== PROMPT ==
Retype word for word the lines lying between the line containing "The picture is" and the line containing "W, H = 1500, 3084", together with those two lines themselves, and nothing besides.
____ PROVIDED ENTRIES
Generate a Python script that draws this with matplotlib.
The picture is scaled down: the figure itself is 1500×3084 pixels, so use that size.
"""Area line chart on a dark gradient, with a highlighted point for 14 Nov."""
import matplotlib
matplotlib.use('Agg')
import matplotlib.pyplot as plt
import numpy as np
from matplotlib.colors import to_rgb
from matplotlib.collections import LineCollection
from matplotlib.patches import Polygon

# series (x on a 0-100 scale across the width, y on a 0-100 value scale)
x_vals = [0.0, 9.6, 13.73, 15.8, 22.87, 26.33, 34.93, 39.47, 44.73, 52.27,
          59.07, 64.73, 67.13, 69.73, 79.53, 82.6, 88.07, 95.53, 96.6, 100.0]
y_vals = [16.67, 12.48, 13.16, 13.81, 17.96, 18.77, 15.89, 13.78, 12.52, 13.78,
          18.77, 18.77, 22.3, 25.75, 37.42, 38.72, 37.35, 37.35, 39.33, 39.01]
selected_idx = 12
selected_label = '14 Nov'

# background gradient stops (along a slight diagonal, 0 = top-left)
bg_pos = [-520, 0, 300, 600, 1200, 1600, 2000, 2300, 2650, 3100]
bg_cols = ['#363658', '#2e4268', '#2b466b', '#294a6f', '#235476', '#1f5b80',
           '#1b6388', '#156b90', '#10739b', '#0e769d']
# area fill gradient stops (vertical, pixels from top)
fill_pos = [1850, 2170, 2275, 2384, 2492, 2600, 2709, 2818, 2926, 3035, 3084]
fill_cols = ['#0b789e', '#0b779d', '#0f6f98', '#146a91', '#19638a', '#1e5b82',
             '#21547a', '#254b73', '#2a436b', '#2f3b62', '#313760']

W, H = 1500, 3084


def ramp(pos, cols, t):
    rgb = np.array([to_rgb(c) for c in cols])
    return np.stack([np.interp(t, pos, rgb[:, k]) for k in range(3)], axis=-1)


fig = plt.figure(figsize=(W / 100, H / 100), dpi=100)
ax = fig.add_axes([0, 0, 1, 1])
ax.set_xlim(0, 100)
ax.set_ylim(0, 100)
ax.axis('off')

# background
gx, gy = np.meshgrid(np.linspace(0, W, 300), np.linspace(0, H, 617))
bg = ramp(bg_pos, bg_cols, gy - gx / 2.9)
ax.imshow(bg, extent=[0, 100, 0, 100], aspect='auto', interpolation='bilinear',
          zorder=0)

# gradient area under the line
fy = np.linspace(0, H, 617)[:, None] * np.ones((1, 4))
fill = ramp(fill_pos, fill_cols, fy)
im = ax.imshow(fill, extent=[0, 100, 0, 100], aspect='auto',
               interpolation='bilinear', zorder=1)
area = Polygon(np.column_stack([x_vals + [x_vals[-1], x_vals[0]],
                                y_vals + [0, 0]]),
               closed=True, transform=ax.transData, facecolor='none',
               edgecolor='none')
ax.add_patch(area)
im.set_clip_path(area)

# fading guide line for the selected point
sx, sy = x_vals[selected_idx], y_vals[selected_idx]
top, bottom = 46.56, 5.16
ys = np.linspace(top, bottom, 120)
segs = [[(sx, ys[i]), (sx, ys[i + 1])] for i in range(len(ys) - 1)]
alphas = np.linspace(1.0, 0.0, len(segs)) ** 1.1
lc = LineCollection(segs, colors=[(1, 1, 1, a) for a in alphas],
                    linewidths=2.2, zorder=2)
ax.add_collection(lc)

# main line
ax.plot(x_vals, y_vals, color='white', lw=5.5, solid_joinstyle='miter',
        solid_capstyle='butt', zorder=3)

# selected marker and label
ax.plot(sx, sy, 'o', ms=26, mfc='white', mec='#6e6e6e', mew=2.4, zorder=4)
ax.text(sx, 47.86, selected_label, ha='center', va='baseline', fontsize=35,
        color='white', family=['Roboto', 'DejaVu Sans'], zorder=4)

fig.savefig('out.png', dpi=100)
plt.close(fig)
________
____ PROVIDED ENTRIES
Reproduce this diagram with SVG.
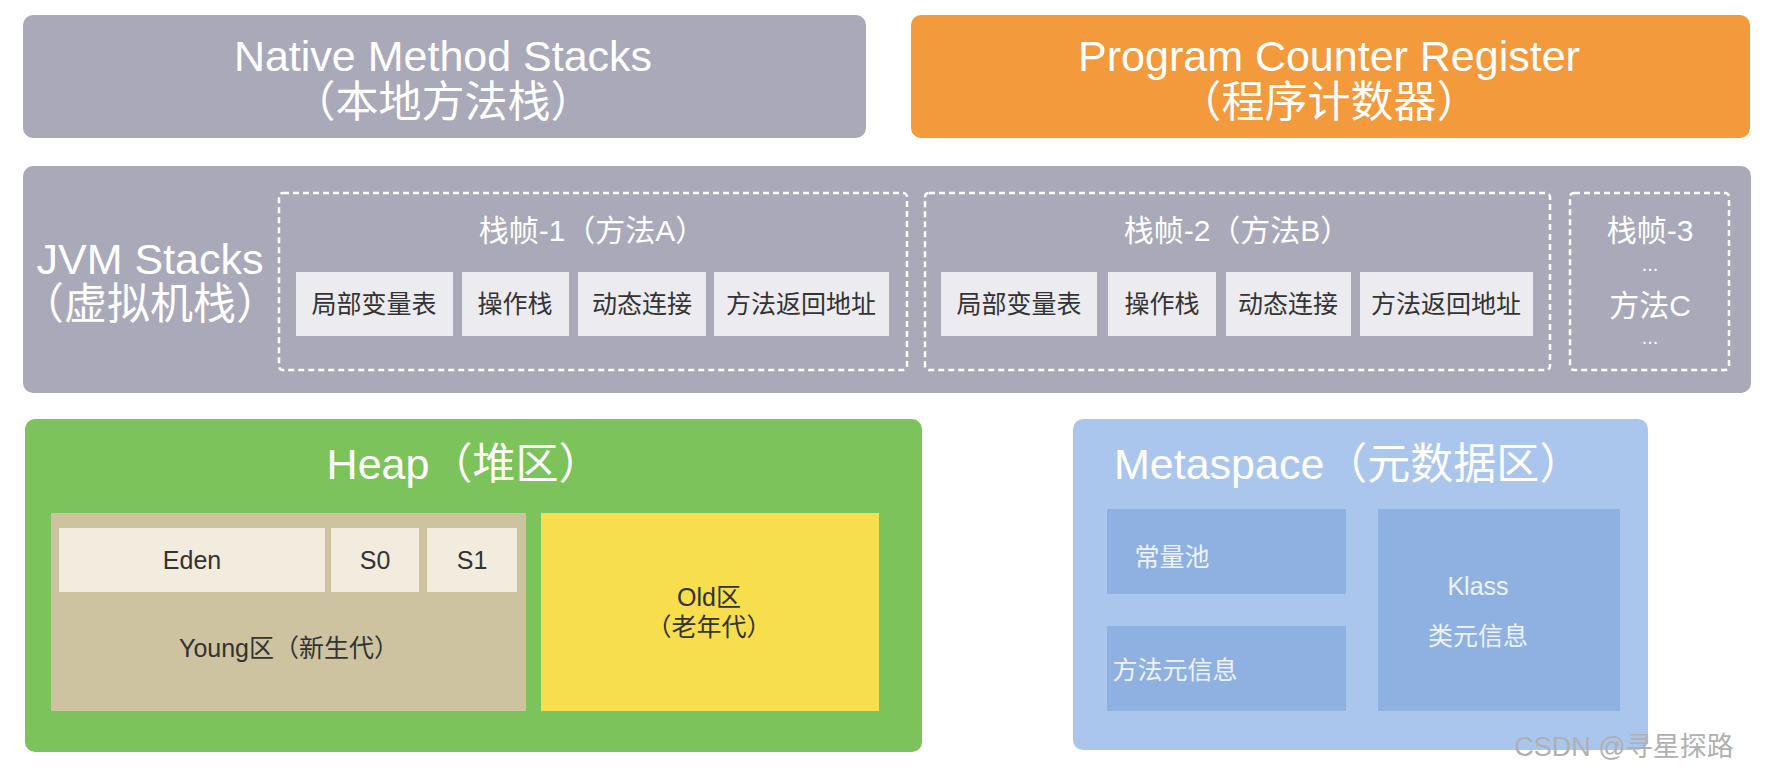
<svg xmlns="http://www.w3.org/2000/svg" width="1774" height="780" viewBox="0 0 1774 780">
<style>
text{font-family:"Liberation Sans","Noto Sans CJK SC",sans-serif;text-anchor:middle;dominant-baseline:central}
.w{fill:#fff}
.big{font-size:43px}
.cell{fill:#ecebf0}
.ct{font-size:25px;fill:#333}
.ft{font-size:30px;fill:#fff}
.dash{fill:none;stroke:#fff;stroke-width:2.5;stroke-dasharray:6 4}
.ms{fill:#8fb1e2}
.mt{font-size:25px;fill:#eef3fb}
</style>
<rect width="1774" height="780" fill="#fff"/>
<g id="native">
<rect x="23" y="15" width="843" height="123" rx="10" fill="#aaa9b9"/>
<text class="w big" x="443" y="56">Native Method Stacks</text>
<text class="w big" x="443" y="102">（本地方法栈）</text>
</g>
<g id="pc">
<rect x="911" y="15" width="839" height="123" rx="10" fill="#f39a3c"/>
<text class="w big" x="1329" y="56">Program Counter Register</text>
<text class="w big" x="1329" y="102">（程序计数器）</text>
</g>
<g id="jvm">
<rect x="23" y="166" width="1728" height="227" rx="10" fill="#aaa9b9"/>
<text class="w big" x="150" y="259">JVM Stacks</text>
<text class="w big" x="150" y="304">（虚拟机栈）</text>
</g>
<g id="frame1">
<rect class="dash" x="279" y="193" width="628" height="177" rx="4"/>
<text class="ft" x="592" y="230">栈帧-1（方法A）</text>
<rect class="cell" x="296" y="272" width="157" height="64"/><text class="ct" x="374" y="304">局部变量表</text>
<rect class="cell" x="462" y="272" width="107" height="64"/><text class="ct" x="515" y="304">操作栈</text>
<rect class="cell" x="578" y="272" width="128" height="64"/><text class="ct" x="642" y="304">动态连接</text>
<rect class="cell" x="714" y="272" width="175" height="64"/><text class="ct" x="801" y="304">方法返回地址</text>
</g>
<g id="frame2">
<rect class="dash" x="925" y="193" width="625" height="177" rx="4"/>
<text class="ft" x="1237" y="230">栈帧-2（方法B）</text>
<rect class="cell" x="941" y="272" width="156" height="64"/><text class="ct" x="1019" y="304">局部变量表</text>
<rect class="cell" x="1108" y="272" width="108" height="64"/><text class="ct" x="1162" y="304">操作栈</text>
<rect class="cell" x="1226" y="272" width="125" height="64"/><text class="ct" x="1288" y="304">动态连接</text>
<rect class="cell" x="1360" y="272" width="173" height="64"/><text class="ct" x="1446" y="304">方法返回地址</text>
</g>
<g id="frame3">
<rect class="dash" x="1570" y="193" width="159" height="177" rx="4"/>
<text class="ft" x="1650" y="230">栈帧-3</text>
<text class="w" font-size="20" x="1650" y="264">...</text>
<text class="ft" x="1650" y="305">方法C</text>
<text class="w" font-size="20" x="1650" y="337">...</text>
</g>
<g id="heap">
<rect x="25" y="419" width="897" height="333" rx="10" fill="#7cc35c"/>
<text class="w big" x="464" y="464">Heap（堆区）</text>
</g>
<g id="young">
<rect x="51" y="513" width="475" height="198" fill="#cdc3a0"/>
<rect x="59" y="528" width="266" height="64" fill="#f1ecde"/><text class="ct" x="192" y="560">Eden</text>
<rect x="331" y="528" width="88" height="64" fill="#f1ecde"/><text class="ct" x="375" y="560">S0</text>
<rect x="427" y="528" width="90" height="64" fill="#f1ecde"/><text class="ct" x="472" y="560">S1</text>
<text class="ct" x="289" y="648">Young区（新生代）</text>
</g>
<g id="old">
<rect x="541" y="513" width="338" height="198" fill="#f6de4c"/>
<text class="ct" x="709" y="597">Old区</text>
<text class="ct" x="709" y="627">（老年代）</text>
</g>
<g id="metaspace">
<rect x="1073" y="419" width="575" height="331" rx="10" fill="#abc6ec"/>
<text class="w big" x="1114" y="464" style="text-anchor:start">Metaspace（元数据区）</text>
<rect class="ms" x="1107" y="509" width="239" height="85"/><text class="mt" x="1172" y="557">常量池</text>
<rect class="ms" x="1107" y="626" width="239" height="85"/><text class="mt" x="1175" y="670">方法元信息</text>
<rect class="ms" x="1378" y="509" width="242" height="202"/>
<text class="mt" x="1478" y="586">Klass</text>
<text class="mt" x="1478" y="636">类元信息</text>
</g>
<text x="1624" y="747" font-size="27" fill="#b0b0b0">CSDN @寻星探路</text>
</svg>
________
== TASK RESULT ==
The picture is scaled down: the figure itself is 1500×3084 pixels, so use that size.
"""Area line chart on a dark gradient, with a highlighted point for 14 Nov."""
import matplotlib
matplotlib.use('Agg')
import matplotlib.pyplot as plt
import numpy as np
from matplotlib.colors import to_rgb
from matplotlib.collections import LineCollection
from matplotlib.patches import Polygon

# series (x on a 0-100 scale across the width, y on a 0-100 value scale)
x_vals = [0.0, 9.6, 13.73, 15.8, 22.87, 26.33, 34.93, 39.47, 44.73, 52.27,
          59.07, 64.73, 67.13, 69.73, 79.53, 82.6, 88.07, 95.53, 96.6, 100.0]
y_vals = [16.67, 12.48, 13.16, 13.81, 17.96, 18.77, 15.89, 13.78, 12.52, 13.78,
          18.77, 18.77, 22.3, 25.75, 37.42, 38.72, 37.35, 37.35, 39.33, 39.01]
selected_idx = 12
selected_label = '14 Nov'

# background gradient stops (along a slight diagonal, 0 = top-left)
bg_pos = [-520, 0, 300, 600, 1200, 1600, 2000, 2300, 2650, 3100]
bg_cols = ['#363658', '#2e4268', '#2b466b', '#294a6f', '#235476', '#1f5b80',
           '#1b6388', '#156b90', '#10739b', '#0e769d']
# area fill gradient stops (vertical, pixels from top)
fill_pos = [1850, 2170, 2275, 2384, 2492, 2600, 2709, 2818, 2926, 3035, 3084]
fill_cols = ['#0b789e', '#0b779d', '#0f6f98', '#146a91', '#19638a', '#1e5b82',
             '#21547a', '#254b73', '#2a436b', '#2f3b62', '#313760']

W, H = 1500, 3084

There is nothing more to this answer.